Frequently Asked Questions (FAQ)

1. What’s the difference between the debt snowball and debt avalanche methods?

The debt snowball method focuses on paying off debts from the smallest balance to the largest to build psychological momentum. The debt avalanche method prioritizes paying off debts with the highest interest rate first, which is mathematically optimal and saves the most money on interest. This snowball debt calculator is for the first method.

2. Should I include my mortgage in the calculator?

Generally, no. The debt snowball method is typically used for consumer debts like credit cards, personal loans, and auto loans. Mortgages are very large, long-term, and often have lower interest rates, so they are usually handled separately. Need to improve your credit score first? Focus on revolving debt.

3. What if I can’t make any extra payments?

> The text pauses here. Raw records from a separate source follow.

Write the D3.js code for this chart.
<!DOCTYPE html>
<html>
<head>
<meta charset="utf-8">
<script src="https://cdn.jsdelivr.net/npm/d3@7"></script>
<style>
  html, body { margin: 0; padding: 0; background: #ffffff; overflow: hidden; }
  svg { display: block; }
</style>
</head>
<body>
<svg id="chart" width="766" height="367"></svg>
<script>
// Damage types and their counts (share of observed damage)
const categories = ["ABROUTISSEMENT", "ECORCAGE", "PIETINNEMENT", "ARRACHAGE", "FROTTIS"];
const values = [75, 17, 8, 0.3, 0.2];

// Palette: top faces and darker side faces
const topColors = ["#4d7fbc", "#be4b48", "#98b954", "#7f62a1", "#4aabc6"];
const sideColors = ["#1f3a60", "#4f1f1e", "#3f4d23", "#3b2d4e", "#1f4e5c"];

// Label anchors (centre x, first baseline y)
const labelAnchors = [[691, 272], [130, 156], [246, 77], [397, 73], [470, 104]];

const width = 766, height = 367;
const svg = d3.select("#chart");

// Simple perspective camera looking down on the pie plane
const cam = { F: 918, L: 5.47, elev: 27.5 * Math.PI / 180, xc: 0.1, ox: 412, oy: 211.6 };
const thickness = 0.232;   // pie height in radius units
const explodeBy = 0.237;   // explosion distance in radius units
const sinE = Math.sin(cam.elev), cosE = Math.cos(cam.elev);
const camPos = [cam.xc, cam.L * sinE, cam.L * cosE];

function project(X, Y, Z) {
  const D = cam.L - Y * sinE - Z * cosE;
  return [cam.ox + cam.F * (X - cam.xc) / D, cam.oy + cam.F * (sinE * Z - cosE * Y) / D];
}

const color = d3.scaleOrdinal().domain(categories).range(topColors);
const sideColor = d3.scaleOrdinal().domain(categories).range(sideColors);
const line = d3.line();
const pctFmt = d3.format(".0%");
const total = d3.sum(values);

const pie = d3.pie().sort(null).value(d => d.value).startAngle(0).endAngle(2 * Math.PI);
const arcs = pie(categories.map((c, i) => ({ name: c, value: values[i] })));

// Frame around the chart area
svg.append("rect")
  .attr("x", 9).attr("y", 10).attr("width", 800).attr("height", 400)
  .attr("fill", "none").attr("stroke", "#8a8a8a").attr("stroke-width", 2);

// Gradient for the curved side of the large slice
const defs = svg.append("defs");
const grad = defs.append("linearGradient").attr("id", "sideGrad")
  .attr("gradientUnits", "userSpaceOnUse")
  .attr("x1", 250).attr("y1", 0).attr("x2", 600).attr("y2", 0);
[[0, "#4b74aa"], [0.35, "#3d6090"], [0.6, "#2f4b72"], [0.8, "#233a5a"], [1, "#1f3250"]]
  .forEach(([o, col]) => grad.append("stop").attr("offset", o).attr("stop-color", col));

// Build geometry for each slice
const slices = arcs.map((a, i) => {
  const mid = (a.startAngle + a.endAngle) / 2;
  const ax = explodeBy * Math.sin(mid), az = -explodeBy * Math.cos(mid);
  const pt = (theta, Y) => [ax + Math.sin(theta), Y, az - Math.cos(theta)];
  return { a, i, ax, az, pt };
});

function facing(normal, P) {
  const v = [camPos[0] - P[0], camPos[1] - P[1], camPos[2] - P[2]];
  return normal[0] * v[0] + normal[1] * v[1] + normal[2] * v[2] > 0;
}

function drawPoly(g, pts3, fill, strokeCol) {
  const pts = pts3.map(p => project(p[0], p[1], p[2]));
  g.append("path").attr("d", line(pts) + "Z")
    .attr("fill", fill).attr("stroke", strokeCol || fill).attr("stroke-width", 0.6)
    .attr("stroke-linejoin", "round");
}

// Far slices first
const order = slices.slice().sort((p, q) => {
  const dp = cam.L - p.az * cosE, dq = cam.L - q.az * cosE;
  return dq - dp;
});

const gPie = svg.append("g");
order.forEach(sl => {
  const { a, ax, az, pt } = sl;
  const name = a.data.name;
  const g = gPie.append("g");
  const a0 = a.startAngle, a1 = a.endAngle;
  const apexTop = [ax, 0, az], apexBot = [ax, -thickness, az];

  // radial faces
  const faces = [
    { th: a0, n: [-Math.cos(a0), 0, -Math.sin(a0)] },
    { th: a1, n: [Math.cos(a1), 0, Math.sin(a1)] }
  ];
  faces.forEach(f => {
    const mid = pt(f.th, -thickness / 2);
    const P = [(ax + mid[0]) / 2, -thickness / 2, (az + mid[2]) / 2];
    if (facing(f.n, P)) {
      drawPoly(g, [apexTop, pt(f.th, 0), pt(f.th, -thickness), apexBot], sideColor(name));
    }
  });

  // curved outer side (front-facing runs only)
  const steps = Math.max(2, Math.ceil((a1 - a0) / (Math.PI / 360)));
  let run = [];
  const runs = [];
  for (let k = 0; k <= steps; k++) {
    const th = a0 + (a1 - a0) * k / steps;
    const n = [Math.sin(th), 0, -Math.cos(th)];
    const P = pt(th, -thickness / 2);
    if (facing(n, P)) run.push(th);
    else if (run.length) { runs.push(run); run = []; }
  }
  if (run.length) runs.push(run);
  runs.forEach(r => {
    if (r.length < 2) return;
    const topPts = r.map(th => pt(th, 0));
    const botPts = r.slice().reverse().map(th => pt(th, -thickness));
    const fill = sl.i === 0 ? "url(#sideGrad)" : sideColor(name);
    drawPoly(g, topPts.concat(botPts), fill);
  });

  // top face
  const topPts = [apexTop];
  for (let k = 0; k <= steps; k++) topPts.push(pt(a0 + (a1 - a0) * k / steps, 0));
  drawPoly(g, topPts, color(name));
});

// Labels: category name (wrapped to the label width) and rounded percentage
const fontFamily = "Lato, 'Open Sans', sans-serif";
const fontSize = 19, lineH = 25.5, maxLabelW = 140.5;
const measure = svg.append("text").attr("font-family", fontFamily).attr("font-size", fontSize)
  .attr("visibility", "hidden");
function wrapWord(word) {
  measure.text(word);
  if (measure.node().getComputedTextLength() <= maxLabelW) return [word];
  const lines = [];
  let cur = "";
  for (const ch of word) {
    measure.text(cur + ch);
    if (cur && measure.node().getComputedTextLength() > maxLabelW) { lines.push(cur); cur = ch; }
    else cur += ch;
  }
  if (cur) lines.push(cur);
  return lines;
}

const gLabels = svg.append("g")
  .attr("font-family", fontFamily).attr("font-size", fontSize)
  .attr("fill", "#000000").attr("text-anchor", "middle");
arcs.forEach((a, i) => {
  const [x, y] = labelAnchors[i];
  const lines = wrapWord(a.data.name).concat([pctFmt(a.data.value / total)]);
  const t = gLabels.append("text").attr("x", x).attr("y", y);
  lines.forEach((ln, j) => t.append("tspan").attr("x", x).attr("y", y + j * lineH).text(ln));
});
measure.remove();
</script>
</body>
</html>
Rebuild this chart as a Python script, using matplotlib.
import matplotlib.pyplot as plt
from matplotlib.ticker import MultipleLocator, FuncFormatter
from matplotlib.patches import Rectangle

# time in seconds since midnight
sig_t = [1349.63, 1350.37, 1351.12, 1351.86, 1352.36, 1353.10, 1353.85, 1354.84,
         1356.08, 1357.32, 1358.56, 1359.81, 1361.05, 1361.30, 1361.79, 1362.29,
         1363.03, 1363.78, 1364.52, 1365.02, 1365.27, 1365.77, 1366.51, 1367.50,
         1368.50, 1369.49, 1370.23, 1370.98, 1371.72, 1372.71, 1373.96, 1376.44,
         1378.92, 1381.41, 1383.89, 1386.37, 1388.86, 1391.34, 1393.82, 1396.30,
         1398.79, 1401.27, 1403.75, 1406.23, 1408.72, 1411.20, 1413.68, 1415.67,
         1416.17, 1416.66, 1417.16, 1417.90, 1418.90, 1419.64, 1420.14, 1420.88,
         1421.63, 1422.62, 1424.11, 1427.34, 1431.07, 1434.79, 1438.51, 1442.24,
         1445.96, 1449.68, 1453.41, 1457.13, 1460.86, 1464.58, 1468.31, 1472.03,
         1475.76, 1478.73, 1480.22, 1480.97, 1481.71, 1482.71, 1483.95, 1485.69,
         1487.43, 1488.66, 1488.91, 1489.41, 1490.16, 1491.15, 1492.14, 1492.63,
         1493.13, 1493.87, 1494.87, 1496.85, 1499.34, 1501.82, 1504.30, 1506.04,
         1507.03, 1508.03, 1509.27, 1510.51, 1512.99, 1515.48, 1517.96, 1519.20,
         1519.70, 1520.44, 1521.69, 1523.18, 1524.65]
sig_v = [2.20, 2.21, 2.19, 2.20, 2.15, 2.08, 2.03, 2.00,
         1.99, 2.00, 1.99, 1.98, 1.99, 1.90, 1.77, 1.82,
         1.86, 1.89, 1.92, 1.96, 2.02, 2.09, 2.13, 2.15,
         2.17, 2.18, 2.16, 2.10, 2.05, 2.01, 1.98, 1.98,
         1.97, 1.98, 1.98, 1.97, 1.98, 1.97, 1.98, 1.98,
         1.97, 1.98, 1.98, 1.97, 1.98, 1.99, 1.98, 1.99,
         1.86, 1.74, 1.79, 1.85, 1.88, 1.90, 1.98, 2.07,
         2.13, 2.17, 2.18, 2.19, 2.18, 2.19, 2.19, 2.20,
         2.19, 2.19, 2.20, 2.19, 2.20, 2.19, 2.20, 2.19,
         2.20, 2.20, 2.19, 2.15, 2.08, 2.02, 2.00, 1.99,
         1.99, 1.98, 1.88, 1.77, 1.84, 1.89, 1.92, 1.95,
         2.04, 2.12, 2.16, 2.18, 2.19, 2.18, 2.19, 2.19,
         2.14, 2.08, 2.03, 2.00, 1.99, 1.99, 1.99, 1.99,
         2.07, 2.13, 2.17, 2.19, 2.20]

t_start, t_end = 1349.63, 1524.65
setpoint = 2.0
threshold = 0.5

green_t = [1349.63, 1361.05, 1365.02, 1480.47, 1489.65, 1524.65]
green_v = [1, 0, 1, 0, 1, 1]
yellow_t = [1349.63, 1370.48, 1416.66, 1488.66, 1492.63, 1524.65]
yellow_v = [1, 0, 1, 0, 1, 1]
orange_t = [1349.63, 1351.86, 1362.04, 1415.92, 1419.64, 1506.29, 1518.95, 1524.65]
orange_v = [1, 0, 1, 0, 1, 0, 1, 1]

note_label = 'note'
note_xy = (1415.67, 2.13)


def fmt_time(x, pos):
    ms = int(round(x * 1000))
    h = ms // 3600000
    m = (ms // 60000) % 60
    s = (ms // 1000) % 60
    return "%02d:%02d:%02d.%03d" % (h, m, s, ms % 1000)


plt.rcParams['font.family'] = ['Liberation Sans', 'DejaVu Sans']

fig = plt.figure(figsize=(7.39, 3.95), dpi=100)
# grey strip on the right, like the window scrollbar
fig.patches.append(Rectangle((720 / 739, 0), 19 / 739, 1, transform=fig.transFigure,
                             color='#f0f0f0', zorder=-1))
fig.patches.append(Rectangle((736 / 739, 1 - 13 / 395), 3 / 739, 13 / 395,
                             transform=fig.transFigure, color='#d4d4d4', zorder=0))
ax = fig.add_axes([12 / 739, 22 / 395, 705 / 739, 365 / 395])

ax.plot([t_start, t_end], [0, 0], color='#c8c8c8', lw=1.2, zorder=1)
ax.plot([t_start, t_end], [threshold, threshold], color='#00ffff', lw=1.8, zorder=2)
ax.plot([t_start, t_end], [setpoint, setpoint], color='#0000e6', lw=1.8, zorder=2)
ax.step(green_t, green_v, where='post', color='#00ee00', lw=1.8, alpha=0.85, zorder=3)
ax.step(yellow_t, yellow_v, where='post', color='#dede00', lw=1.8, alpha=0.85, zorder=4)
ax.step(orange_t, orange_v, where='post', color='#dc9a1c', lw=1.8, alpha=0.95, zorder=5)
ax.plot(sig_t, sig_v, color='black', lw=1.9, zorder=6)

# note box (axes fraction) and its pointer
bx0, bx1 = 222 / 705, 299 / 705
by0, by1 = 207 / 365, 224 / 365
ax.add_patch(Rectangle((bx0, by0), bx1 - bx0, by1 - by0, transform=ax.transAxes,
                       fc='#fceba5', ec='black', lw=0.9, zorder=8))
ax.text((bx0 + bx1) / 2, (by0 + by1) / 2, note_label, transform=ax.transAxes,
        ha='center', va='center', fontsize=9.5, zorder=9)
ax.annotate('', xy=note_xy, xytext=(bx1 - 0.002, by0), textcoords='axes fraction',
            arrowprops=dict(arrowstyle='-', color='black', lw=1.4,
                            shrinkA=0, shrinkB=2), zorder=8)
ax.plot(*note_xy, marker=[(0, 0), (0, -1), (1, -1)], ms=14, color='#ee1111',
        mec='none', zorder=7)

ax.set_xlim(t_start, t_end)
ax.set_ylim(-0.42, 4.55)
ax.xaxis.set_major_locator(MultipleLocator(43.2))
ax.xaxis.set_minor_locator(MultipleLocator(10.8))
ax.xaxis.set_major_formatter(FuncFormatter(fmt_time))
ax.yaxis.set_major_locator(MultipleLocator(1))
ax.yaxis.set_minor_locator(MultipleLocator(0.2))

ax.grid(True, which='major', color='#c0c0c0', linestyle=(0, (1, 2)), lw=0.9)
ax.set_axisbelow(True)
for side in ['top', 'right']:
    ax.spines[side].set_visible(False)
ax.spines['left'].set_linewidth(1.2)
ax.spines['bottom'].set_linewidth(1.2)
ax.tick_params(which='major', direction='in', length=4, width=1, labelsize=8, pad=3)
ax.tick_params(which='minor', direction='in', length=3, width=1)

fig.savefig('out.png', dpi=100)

The calculator will still work. If you enter “0” for the extra payment, it will show you a plan for paying off your debts using only the snowball generated from rolling over minimum payments. However, the real power comes from contributing an extra amount.

4. Does the order I enter the debts matter?

No. You can enter your debts in any order. The calculator will automatically sort them from the smallest balance to the largest to create the correct snowball plan.

5. What if one of my debts has a 0% promotional APR?

You should still include it. Since the snowball method sorts by balance, the 0% APR won’t affect its position in the payoff order. Just be aware of when the promotional period ends, as the interest rate will increase significantly at that point.

6. How is the ‘Interest Saved’ calculated?

The calculator first runs a simulation to see how long it would take and how much interest you’d pay if you only ever made the minimum payments on all your debts. It then subtracts the total interest from your snowball plan from that baseline figure to show you the savings.

7. Can I use this for business debts?

Yes, the logic is the same. Simply enter your business loans, credit lines, or other debts into the calculator to create a payoff strategy for your company’s liabilities.

8. What happens if my minimum payment changes?

The calculator assumes a fixed minimum payment. If your minimum payment changes (common with credit cards), your results will be slightly different. For the most accurate long-term plan, you may want to re-run the calculator periodically with updated figures.